The Rome guidebook suggests dozens of sights, each one of them sounding important and interesting. It is hard to get an overview and make decisions of which places to see and which to leave out. You could easily spend weeks in Rome visiting all the sights and museums, indulging in food and culture and enjoy the atmosphere.

 

 

We start our day walking into the Monument of Emmanuel, enjoying the views over Rome from the balcony. We then proceed to the Roman Forum, trying to imagine how it used to look like 2000 years ago with the help of some pictures in our Rome book.

The Roman Forum today and reconstructed:

 

A museum is part of the forum, displaying discoveries and finds of old mosaics, perfume bottles made from glass, plates, sculptures of domesticated animals, artwork, pottery and so on. We are amazed at how far developed the old Romans were.

From the Forum we walk up Palatine Hill. According to Roman mythology, the Palatine Hill was the location of the cave, known as the Luprcal, where Romulus and Remus were found by the she-wolf that kept them alive. When they were older, the boys killed their great-uncle (who seized the throne from their grandfather), and they both decided to build a new city of their own on the banks of the River Tiber. Suddenly, they had a violent argument with each other and in the end Romulus killed his twin brother Remus. This is how “Rome” got its name – from Romulus.
Rome has its origins on the Palatine. Indeed, recent excavations show that people have lived there since approximately 1000 BC.

Behind Palatine Hill is the Circus Maximus, which is an ancient Roman chariot racing stadium and mass entertainment venue. It measured 621 m (2,037 ft) in length and 118 m (387 ft) in width, and could accommodate about 150,000 spectators. Today it rather looks like a long football field. We read that the remains are still buried underneath and excavations are yet to be undertaken.

Getting hungry, we cross the beautiful river Tiber, looking at isola Tiberina, and stop for our first Italian Pizza in Trastevere.

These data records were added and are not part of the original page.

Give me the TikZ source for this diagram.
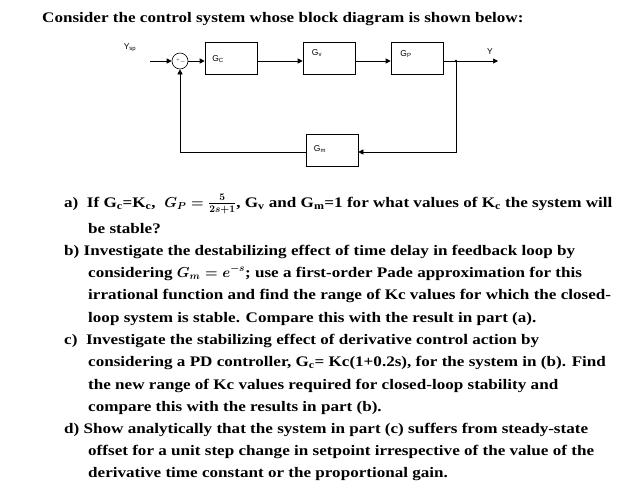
\documentclass[tikz,border=0pt]{standalone}
\usepackage{fontspec}
\setmainfont{Liberation Serif}[FakeStretch=1.17]
\newfontfamily\blockfont{Liberation Sans}
\usetikzlibrary{arrows.meta}
\begin{document}
\begin{tikzpicture}[x=1pt,y=-1pt,
  blk/.style={draw,minimum width=52pt,minimum height=32pt,inner sep=0pt},
  lbl/.style={font=\blockfont\fontsize{8.5}{9}\selectfont},
  arr/.style={-{Triangle[length=5pt,width=5pt]},line width=0.6pt},
  txt/.style={anchor=base west,inner sep=0pt,font=\bfseries\fontsize{14.6}{16}\selectfont\boldmath}]
\useasboundingbox (0,0) rectangle (622,496);
\node[txt] (t0) at (42,22) {Consider the control system whose block diagram is shown below:};
% diagram
\coordinate (in) at (150,61);
\node[draw,circle,minimum size=16pt,inner sep=0pt,line width=0.6pt] (sum) at (180,61) {};
\node[font=\fontsize{5}{5}\selectfont] at (178,60) {+};
\node[font=\fontsize{6}{6}\selectfont] at (183,62) {\_};
\node[blk,line width=0.6pt] (gc) at (231,58) {};
\node[lbl] at (218,59) {G\textsubscript{C}};
\node[blk,line width=0.6pt] (gv) at (329,58) {};
\node[lbl] at (317,53) {G\textsubscript{v}};
\node[blk,line width=0.6pt] (gp) at (417,58) {};
\node[lbl] at (406,54) {G\textsubscript{P}};
\node[blk,line width=0.6pt] (gm) at (332,150) {};
\node[lbl] at (320,149) {G\textsubscript{m}};
\coordinate (br) at (456,61);
\coordinate (out) at (498,61);
\node[lbl] (ysp) at (130,48) {Y\textsubscript{sp}};
\node[lbl] (y) at (490,52) {Y};
\draw[arr] (in) -- (sum);
\draw[arr] (sum) -- (gc.west |- sum);
\draw[arr] (gc.east |- sum) -- (gv.west |- sum);
\draw[arr] (gv.east |- sum) -- (gp.west |- sum);
\draw[line width=0.6pt] (gp.east |- sum) -- (br);
\draw[arr] (br) -- (out);
\fill (br) circle (1.3pt);
\draw[arr] (br) |- (gm.east |- 0,152);
\draw[arr] (gm.west |- 0,152) -| (sum);
% text
\node[txt] at (64,207) {a)\ \ If G\textsubscript{c}=K\textsubscript{c},\ \ $G_P=\frac{5}{2s+1}$, G\textsubscript{v} and G\textsubscript{m}=1 for what values of K\textsubscript{c} the system will};
\node[txt] at (88,233) {be stable?};
\node[txt] at (64,255) {b)\ Investigate the destabilizing effect of time delay in feedback loop by};
\node[txt] at (88,277) {considering $G_m=e^{-s}$; use a first-order Pade approximation for this};
\node[txt] at (88,299) {irrational function and find the range of Kc values for which the closed-};
\node[txt] at (88,322) {loop system is stable. Compare this with the result in part (a).};
\node[txt] at (64,344) {c)\ \ Investigate the stabilizing effect of derivative control action by};
\node[txt] at (88,366) {considering a PD controller, G\textsubscript{c}= Kc(1+0.2s), for the system in (b). Find};
\node[txt] at (88,389) {the new range of Kc values required for closed-loop stability and};
\node[txt] at (88,411) {compare this with the results in part (b).};
\node[txt] at (64,433) {d)\ Show analytically that the system in part (c) suffers from steady-state};
\node[txt] at (88,455) {offset for a unit step change in setpoint irrespective of the value of the};
\node[txt] at (88,477) {derivative time constant or the proportional gain.};
\end{tikzpicture}
\end{document}
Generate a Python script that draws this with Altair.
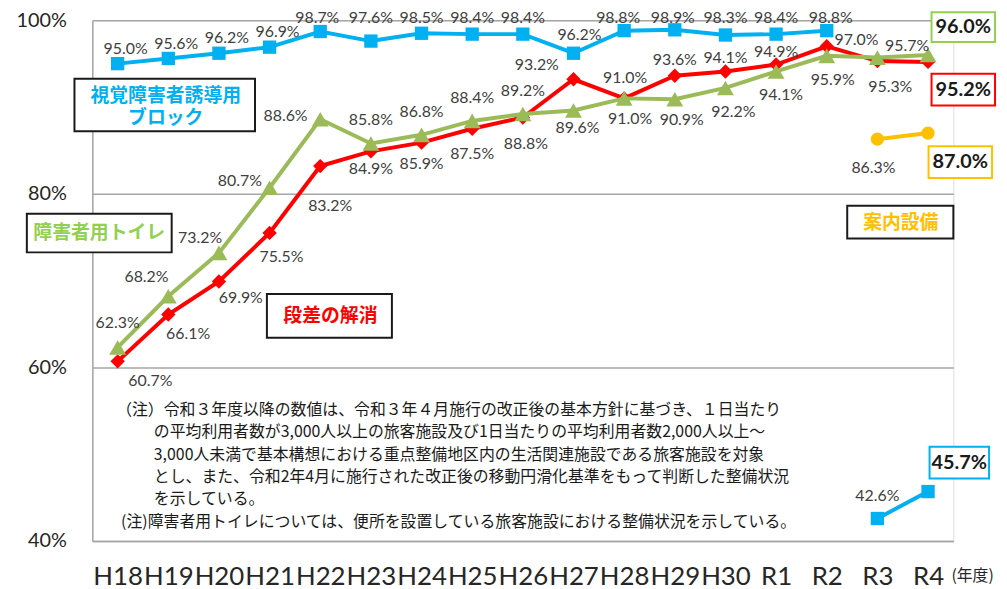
import json
import altair as alt
import pandas as pd

# ---------------- data ----------------
YEARS = ["H18", "H19", "H20", "H21", "H22", "H23", "H24", "H25", "H26",
         "H27", "H28", "H29", "H30", "R1", "R2", "R3", "R4"]
BLOCK = [95.0, 95.6, 96.2, 96.9, 98.7, 97.6, 98.5, 98.4, 98.4, 96.2,
         98.8, 98.9, 98.3, 98.4, 98.8, None, None]
BLOCK_NEW = [None] * 15 + [42.6, 45.7]
STEP = [60.7, 66.1, 69.9, 75.5, 83.2, 84.9, 85.9, 87.5, 88.8, 93.2,
        91.0, 93.6, 94.1, 94.9, 97.0, 95.3, 95.2]
TOILET = [62.3, 68.2, 73.2, 80.7, 88.6, 85.8, 86.8, 88.4, 89.2, 89.6,
          91.0, 90.9, 92.2, 94.1, 95.9, 95.7, 96.0]
GUIDE = [None] * 15 + [86.3, 87.0]

Y_TICKS = [40, 60, 80, 100]

NOTE_LINES = [
    "（注）令和３年度以降の数値は、令和３年４月施行の改正後の基本方針に基づき、１日当たり",
    "の平均利用者数が3,000人以上の旅客施設及び1日当たりの平均利用者数2,000人以上～",
    "3,000人未満で基本構想における重点整備地区内の生活関連施設である旅客施設を対象",
    "とし、また、令和2年4月に施行された改正後の移動円滑化基準をもって判断した整備状況",
    "を示している。",
    "(注)障害者用トイレについては、便所を設置している旅客施設における整備状況を示している。",
]

# ---------------- style ----------------
W, H = 868, 525
PX_X = W / len(YEARS)
PX_Y = H / (Y_TICKS[-1] - Y_TICKS[0])

C_BLUE, C_RED, C_GREEN, C_ORANGE = "#00b0f0", "#ff0000", "#9bbb59", "#ffc000"
LBL_COLOR = "#404040"
NUM_FONT = "Lato"
JP_FONT = "Noto Sans CJK JP"

# label offsets in pixels (dx, dy) per point; None = no inline label
BLOCK_OFF = [(8, -15)] * 4 + [(-3, -14), (0, -23.5), (0, -15.5), (0, -16.5), (0, -16.5),
                              (6, -18), (-6, -13), (-2, -12), (0, -17.5), (0, -16.5), (4, -13),
                              None, None]
BLOCK_NEW_OFF = [None] * 15 + [(0, -23), None]
STEP_OFF = [(33, 20), (20, 20), (22, 17), (12, 24), (10, 40), (0, 18), (0, 22), (0, 25),
            (3, 27), (-37, -14), (1, -20), (0, -16), (0, -14), (0, -13), (30, -6),
            (13, 26), None]
TOILET_OFF = [(0, -25), (-22, -19), (-19, -15), (-30, -7), (-35, -3), (0, -24), (0, -23),
              (0, -23), (0, -23), (4, 18), (6, 21), (7, 21), (8, 24), (5, 24), (6, 24),
              (30, -12), None]
GUIDE_OFF = [None] * 15 + [(-4, 29), None]

XS = alt.Scale(domain=[-0.5, len(YEARS) - 0.5], nice=False, zero=False)
YS = alt.Scale(domain=[Y_TICKS[0], Y_TICKS[-1]], nice=False, zero=False)

AX_X = alt.Axis(values=list(range(len(YEARS))), labelExpr=f"{json.dumps(YEARS)}[datum.value]",
                grid=False, ticks=False, domain=True, domainColor="#a6a6a6", domainWidth=1.5,
                labelFont=NUM_FONT, labelFontSize=26, labelColor="#262626", labelPadding=23,
                labelOverlap=False, labelFlush=False, labelBound=False, title=None)
AX_Y = alt.Axis(values=Y_TICKS, labelExpr="datum.value + '%'", grid=True, gridColor="#a6a6a6",
                gridWidth=1.5, ticks=False, domain=True, domainColor="#a6a6a6", domainWidth=1.5,
                labelFont=NUM_FONT, labelFontSize=20, labelColor="#262626", labelPadding=26,
                labelFlush=False, title=None)


def pts(values):
    return pd.DataFrame([{"i": i, "v": v} for i, v in enumerate(values) if v is not None])


def lbls(values, offs):
    rows = []
    for i, (v, o) in enumerate(zip(values, offs)):
        if v is None or o is None:
            continue
        rows.append({"lx": i + o[0] / PX_X, "ly": v - o[1] / PX_Y, "t": f"{v:.1f}%"})
    return pd.DataFrame(rows)


def enc(chart, xf="i", yf="v"):
    return chart.encode(x=alt.X(f"{xf}:Q", scale=XS, axis=AX_X),
                        y=alt.Y(f"{yf}:Q", scale=YS, axis=AX_Y))


def series(values, color, shape, size):
    df = pts(values)
    line = enc(alt.Chart(df).mark_line(color=color, strokeWidth=4))
    mk = enc(alt.Chart(df).mark_point(shape=shape, filled=True, size=size, color=color, opacity=1))
    return [line, mk]


def label_layer(values, offs):
    df = lbls(values, offs)
    return enc(alt.Chart(df).mark_text(font=NUM_FONT, fontSize=16, color=LBL_COLOR,
                                       align="center", baseline="middle"),
               xf="lx", yf="ly").encode(text="t:N")


layers = []
layers += series(BLOCK, C_BLUE, "square", 180)
layers += series(BLOCK_NEW, C_BLUE, "square", 180)
layers += series(STEP, C_RED, "diamond", 210)
layers += series(TOILET, C_GREEN, "triangle-up", 290)
layers += series(GUIDE, C_ORANGE, "circle", 177)

for vals, offs in [(BLOCK, BLOCK_OFF), (BLOCK_NEW, BLOCK_NEW_OFF), (STEP, STEP_OFF),
                   (TOILET, TOILET_OFF), (GUIDE, GUIDE_OFF)]:
    layers.append(label_layer(vals, offs))

# ---------------- annotation boxes (pixel positions) ----------------
END_BOXES = pd.DataFrame([
    {"x0": 846, "x1": 910, "y0": -8, "y1": 22, "c": "#92d050", "t": f"{TOILET[-1]:.1f}%"},
    {"x0": 846, "x1": 910, "y0": 54, "y1": 86, "c": C_RED, "t": f"{STEP[-1]:.1f}%"},
    {"x0": 843, "x1": 907, "y0": 127, "y1": 159, "c": C_ORANGE, "t": f"{GUIDE[-1]:.1f}%"},
    {"x0": 844, "x1": 904, "y0": 430, "y1": 462, "c": C_BLUE, "t": f"{BLOCK_NEW[-1]:.1f}%"},
])
END_BOXES["cx"] = (END_BOXES.x0 + END_BOXES.x1) / 2
END_BOXES["cy"] = (END_BOXES.y0 + END_BOXES.y1) / 2

NAME_BOXES = pd.DataFrame([
    {"x0": -18, "x1": 164, "y0": 59, "y1": 112},
    {"x0": -66, "x1": 80, "y0": 195, "y1": 234},
    {"x0": 176, "x1": 302, "y0": 276, "y1": 320},
    {"x0": 761, "x1": 868, "y0": 187, "y1": 220},
])
NAME_TEXTS = pd.DataFrame([
    {"cx": 74, "cy": 76, "c": C_BLUE, "t": "視覚障害者誘導用\nブロック"},
    {"cx": 7, "cy": 215, "c": "#92d050", "t": "障害者用トイレ"},
    {"cx": 240, "cy": 298, "c": C_RED, "t": "段差の解消"},
    {"cx": 815, "cy": 204, "c": C_ORANGE, "t": "案内設備"},
])

NOTE_X = [24, 62, 62, 62, 62, 29]
NOTE_Y = [393, 415.5, 438, 460.5, 483, 505.5]
NOTES = pd.DataFrame({"px": NOTE_X, "py": NOTE_Y, "t": NOTE_LINES})


def px(field):
    return alt.X(f"{field}:Q", scale=None, axis=None)


def py(field):
    return alt.Y(f"{field}:Q", scale=None, axis=None)


layers.append(alt.Chart(END_BOXES).mark_rect(fill="white", strokeWidth=2).encode(
    x=px("x0"), x2="x1:Q", y=py("y0"), y2="y1:Q", stroke=alt.Stroke("c:N", scale=None)))
layers.append(alt.Chart(END_BOXES).mark_text(font=NUM_FONT, fontSize=20, fontWeight="bold",
                                             color="#1a1a1a", align="center", baseline="middle").encode(
    x=px("cx"), y=py("cy"), text="t:N"))
layers.append(alt.Chart(NAME_BOXES).mark_rect(fill="white", stroke="#1a1a1a", strokeWidth=2).encode(
    x=px("x0"), x2="x1:Q", y=py("y0"), y2="y1:Q"))
layers.append(alt.Chart(NAME_TEXTS).mark_text(font=JP_FONT, fontSize=19, fontWeight="bold",
                                              align="center", baseline="middle", lineBreak="\n",
                                              lineHeight=23).encode(
    x=px("cx"), y=py("cy"), text="t:N", color=alt.Color("c:N", scale=None)))
layers.append(alt.Chart(NOTES).mark_text(font=JP_FONT, fontSize=16, color="#1a1a1a",
                                         align="left", baseline="middle").encode(
    x=px("px"), y=py("py"), text="t:N"))
layers.append(alt.Chart(pd.DataFrame({"t": ["(年度)"]})).mark_text(
    font=JP_FONT, fontSize=16, color="#262626", align="left", baseline="middle").encode(
    x=alt.value(866), y=alt.value(560), text="t:N"))

chart = alt.layer(*layers).properties(
    width=W, height=H,
    padding={"left": 85, "top": 10, "right": 46, "bottom": 46},
    autosize=alt.AutoSizeParams(type="none"),
).configure_view(stroke=None).configure(background="white")

chart.save("out.html", embed_options={"renderer": "svg", "actions": False})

Feeling reinvigorated after a decent lunch, we walk back past the camper van and towards the Via Torre di Argentina, to the cat sanctuary “Roman Cats”. Until recently feral cats have lived throughout Rome, struggling to survive. The cat sanctuary gives them a home, food and neuters them, so they can’t reproduce. We are being introduced to the last cat that lived in the Colosseum and also a 3-legged cat that is happily climbing the vertical grid on the window. The healthy cats have access to an outside area, the ruins of an old Roman forum, which is also the location of Julius Caesar’s assassination.

 
We leave a small donation and follow our guide book to the nearby Fountain of Trevi. Being 26m high and 20m wide, it is the largest baroque fountain in Rome. We find a huge accumulation of tourists around the fountain and I have to climb up on a bench to actually see the full size of it.

 

We make the Pantheon our last destination. The Pantheon is a mighty circular concrete building, with large Corinthian columns and a concrete dome with a central opening (oculus) to the sky. It is a temple to all the gods of ancient Rome and was rebuilt in about 126 AD. Almost two thousand years after it was built, the Pantheon’s dome is still the world’s largest unreinforced concrete dome. The height to the oculus and the diameter of the interior circle are the same, 43.3 metres (142 ft).

 

Exhausted and tired we return to our van for a good night sleep.